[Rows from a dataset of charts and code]
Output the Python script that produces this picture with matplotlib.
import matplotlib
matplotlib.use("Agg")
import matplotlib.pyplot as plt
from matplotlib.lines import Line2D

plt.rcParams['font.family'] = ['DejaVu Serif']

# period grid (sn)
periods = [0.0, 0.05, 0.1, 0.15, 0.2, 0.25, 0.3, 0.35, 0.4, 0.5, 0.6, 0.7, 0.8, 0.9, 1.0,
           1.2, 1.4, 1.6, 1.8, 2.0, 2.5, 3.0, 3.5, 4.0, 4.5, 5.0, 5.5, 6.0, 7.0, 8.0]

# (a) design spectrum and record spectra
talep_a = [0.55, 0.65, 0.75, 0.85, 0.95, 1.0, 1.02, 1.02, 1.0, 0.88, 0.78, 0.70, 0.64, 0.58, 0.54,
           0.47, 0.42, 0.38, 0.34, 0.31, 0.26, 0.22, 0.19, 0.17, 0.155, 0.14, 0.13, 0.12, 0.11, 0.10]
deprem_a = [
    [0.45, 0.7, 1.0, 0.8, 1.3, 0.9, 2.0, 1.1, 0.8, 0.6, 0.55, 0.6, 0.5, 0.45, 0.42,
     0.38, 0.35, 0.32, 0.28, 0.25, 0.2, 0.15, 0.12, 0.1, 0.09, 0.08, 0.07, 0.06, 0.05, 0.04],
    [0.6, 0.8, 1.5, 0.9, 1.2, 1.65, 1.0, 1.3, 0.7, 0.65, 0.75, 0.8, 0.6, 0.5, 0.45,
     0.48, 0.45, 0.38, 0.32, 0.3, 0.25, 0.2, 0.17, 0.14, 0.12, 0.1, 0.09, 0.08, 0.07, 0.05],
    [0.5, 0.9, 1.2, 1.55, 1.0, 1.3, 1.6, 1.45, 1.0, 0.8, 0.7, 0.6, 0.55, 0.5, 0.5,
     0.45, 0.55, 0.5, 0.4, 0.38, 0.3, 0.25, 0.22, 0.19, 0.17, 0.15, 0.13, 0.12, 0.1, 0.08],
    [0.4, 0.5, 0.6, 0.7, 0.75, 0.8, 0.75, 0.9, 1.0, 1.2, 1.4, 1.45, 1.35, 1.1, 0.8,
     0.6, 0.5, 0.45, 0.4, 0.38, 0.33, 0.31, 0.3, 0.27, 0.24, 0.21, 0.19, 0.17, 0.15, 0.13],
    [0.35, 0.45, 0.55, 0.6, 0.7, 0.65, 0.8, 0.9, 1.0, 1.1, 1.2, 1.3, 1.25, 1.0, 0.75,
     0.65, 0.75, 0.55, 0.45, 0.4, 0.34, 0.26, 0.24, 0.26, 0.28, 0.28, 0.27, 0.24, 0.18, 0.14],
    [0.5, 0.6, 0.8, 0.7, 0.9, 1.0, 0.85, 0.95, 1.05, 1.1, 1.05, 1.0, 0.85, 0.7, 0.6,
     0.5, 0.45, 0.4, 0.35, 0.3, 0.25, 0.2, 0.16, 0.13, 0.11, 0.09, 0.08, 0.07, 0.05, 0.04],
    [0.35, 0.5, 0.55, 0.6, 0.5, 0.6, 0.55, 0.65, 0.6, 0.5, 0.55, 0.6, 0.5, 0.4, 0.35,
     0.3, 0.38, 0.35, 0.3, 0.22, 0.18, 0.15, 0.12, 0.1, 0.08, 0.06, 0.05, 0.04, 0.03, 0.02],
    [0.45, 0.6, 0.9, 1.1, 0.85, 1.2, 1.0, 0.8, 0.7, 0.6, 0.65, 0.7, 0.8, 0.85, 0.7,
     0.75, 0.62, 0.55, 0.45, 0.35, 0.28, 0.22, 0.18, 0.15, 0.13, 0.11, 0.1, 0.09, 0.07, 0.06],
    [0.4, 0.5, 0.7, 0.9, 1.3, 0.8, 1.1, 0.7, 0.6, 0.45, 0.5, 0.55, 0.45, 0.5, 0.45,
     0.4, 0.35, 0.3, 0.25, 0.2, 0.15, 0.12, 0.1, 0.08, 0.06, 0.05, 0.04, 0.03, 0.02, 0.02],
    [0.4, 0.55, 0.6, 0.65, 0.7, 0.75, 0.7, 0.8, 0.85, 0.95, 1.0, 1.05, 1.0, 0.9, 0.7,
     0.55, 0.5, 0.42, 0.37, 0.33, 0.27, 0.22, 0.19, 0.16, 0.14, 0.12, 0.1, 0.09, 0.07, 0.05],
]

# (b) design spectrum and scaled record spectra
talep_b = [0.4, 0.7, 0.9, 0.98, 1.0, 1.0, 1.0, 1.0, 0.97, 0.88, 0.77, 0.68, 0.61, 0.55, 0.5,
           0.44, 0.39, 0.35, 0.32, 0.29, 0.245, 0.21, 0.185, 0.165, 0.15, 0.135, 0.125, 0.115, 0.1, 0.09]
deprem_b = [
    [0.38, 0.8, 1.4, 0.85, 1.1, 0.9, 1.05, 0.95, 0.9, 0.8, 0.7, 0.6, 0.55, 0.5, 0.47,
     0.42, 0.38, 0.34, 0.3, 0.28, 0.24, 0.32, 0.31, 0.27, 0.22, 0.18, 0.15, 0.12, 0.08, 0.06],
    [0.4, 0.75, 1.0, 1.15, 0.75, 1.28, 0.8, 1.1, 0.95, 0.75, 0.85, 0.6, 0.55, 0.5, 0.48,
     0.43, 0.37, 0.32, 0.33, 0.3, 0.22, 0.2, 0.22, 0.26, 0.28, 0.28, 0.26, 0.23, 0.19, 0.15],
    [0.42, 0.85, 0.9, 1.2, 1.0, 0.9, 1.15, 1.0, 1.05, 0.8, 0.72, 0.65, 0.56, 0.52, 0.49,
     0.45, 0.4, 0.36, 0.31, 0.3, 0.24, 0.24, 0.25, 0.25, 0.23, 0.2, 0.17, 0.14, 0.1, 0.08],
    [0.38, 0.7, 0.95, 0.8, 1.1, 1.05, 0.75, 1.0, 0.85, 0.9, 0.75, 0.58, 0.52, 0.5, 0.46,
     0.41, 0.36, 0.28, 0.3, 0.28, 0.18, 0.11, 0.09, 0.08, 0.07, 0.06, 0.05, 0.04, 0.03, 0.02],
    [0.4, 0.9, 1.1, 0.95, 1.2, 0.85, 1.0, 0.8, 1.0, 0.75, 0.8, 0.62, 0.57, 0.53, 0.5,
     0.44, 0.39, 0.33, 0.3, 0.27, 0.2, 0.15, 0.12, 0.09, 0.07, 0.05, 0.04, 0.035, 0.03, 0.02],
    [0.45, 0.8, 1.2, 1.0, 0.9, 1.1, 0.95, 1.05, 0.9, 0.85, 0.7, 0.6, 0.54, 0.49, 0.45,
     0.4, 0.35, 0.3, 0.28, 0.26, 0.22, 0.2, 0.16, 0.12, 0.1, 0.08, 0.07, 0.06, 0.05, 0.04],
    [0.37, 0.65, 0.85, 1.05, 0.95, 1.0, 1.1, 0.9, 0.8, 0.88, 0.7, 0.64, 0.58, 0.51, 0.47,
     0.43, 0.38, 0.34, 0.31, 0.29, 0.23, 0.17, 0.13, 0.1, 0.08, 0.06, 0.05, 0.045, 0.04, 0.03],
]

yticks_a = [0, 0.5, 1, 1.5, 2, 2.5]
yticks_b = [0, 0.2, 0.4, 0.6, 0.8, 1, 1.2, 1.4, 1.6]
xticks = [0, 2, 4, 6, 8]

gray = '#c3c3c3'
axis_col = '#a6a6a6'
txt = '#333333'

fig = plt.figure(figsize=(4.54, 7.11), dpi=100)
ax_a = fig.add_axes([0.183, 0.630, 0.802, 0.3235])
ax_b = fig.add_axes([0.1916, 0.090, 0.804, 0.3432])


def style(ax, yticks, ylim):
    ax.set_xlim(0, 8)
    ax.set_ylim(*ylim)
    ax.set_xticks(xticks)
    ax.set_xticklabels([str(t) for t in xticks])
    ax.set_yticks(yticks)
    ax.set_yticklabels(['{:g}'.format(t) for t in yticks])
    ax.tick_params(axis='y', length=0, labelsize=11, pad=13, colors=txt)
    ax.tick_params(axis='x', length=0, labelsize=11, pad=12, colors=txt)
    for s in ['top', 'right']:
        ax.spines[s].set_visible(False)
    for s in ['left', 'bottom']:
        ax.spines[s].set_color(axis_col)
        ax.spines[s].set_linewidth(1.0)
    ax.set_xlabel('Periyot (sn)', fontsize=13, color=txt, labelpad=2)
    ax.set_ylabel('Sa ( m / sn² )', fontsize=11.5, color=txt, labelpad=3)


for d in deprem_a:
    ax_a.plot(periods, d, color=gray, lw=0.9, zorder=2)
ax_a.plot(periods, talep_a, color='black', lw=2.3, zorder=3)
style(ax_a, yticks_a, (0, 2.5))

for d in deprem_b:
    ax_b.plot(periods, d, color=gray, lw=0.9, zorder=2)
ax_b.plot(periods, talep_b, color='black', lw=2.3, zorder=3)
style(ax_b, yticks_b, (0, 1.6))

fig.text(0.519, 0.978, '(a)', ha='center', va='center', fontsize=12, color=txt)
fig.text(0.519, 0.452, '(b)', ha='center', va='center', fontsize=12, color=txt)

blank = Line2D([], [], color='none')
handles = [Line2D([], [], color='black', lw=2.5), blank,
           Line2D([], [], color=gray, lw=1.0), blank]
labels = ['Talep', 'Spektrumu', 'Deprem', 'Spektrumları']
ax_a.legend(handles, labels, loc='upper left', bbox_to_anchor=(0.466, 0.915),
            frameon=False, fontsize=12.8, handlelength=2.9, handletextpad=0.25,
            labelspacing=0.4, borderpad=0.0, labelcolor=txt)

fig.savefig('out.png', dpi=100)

* * *

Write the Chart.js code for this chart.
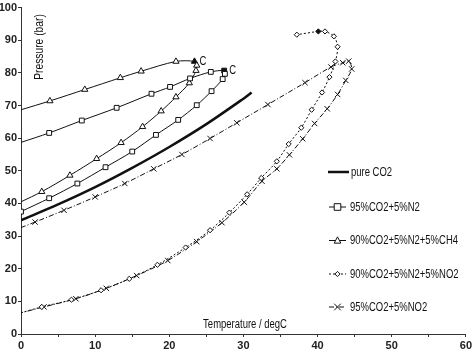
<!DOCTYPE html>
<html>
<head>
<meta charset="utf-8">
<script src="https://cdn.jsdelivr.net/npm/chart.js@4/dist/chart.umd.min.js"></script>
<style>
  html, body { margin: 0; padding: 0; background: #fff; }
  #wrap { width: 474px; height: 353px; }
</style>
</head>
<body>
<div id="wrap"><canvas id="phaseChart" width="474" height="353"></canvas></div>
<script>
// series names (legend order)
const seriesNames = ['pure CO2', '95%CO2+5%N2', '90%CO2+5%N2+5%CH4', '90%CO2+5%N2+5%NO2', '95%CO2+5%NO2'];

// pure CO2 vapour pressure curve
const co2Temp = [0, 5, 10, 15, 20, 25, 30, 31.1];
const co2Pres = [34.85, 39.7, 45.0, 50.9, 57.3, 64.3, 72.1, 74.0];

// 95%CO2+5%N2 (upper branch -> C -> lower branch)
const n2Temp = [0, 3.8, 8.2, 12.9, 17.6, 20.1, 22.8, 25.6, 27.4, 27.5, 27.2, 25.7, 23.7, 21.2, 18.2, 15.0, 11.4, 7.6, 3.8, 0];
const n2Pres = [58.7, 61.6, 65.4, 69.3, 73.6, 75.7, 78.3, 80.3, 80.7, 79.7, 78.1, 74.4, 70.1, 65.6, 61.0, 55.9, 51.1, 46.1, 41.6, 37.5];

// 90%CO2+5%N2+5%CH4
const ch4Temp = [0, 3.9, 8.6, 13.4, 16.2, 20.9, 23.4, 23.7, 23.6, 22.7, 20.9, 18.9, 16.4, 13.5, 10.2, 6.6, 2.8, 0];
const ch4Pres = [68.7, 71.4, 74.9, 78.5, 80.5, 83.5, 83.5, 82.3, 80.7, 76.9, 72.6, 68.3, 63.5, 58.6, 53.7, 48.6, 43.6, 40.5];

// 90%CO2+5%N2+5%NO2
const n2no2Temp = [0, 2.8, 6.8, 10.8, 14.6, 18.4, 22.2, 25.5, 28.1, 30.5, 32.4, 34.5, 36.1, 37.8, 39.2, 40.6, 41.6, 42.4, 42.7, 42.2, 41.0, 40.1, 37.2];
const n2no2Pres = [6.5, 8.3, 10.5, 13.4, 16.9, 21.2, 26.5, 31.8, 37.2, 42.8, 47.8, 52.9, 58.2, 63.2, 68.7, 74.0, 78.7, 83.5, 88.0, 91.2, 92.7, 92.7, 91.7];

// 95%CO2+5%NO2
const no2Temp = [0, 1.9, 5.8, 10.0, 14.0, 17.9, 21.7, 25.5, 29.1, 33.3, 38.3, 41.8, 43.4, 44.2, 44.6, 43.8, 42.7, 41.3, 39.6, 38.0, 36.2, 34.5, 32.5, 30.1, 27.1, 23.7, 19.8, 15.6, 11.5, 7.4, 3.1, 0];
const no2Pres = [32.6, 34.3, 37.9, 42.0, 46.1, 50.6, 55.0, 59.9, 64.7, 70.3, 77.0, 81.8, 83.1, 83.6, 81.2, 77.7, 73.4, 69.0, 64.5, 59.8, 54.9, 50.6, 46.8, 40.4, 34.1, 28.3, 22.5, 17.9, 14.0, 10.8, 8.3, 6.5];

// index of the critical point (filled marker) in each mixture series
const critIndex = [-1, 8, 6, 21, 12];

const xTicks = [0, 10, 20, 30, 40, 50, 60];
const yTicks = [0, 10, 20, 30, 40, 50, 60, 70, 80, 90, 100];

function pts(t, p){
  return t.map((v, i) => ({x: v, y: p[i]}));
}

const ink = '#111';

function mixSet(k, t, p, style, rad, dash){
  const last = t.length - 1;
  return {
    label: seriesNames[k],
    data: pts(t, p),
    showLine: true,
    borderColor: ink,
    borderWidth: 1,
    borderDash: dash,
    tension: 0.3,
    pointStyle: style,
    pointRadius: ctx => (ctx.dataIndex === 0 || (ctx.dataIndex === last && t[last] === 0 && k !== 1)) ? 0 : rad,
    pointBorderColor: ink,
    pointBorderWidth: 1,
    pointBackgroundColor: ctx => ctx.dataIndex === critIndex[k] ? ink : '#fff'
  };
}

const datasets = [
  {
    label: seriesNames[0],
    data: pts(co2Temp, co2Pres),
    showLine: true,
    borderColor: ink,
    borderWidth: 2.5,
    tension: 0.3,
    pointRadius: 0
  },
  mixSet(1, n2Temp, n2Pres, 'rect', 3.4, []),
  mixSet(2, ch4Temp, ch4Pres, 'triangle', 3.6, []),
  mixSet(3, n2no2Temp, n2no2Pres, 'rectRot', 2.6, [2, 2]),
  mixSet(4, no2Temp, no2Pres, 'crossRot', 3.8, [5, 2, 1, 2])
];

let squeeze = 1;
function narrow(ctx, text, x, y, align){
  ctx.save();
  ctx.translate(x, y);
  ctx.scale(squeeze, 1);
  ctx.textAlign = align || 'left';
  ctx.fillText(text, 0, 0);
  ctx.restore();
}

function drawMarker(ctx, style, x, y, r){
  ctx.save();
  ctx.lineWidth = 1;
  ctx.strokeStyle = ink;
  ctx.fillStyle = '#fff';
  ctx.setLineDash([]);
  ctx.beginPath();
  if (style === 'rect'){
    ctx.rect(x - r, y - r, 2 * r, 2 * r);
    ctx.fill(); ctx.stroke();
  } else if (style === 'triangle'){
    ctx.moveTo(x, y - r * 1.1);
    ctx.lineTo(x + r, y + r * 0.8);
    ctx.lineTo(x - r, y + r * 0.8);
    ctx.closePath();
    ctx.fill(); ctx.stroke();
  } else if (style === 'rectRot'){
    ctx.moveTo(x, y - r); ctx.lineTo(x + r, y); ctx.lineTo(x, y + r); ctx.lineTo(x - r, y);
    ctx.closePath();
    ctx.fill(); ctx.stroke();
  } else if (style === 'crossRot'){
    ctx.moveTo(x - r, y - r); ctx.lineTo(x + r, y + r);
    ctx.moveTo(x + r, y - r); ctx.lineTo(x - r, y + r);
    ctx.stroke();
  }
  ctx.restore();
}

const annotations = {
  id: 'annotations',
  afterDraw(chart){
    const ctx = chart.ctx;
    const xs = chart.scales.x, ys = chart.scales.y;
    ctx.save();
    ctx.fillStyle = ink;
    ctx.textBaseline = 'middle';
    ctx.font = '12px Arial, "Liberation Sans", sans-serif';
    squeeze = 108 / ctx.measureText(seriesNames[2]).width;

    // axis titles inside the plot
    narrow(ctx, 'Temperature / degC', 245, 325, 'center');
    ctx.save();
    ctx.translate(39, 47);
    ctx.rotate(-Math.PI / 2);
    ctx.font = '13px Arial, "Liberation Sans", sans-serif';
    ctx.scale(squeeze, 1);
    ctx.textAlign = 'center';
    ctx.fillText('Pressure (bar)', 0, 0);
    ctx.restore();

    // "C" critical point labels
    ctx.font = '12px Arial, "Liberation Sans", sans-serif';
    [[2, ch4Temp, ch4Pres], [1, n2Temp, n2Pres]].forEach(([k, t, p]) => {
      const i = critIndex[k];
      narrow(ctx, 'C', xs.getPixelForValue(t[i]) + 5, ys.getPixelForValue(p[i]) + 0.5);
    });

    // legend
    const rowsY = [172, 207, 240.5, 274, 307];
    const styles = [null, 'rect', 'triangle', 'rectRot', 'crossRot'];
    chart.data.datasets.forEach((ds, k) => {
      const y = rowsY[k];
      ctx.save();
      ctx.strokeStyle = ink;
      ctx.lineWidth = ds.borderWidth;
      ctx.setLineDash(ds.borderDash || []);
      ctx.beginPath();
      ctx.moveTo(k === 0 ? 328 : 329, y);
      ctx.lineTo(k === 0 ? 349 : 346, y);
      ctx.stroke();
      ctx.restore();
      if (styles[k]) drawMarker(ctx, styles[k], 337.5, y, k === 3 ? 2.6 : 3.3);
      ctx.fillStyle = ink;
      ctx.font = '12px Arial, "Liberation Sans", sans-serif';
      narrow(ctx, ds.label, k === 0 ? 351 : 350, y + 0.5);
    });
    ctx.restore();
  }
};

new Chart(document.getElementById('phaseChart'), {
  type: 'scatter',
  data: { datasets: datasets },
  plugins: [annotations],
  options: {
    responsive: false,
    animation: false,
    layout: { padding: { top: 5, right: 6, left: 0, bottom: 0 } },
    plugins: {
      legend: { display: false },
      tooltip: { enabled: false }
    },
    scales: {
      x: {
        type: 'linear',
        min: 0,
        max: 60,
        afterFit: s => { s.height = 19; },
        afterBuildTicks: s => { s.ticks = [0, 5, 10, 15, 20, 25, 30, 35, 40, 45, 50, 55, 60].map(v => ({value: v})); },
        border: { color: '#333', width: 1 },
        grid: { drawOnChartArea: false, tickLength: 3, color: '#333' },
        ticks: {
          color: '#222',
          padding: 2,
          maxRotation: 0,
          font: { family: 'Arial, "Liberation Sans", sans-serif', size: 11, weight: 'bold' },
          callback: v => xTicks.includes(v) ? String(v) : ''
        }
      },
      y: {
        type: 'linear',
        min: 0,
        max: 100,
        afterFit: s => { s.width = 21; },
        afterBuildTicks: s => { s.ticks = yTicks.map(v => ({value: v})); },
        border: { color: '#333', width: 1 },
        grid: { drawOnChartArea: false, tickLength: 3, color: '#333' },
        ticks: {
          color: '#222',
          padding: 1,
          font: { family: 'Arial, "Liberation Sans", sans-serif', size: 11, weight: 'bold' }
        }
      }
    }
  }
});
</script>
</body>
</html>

> **What you should do**:
Your task is to print the lines from the one containing "Output the Python" through the one containing "6.0, 7.0, 8.0]", exactly and with nothing added.

> **Correct response**:
Output the Python script that produces this picture with matplotlib.
import matplotlib
matplotlib.use("Agg")
import matplotlib.pyplot as plt
from matplotlib.lines import Line2D

plt.rcParams['font.family'] = ['DejaVu Serif']

# period grid (sn)
periods = [0.0, 0.05, 0.1, 0.15, 0.2, 0.25, 0.3, 0.35, 0.4, 0.5, 0.6, 0.7, 0.8, 0.9, 1.0,
           1.2, 1.4, 1.6, 1.8, 2.0, 2.5, 3.0, 3.5, 4.0, 4.5, 5.0, 5.5, 6.0, 7.0, 8.0]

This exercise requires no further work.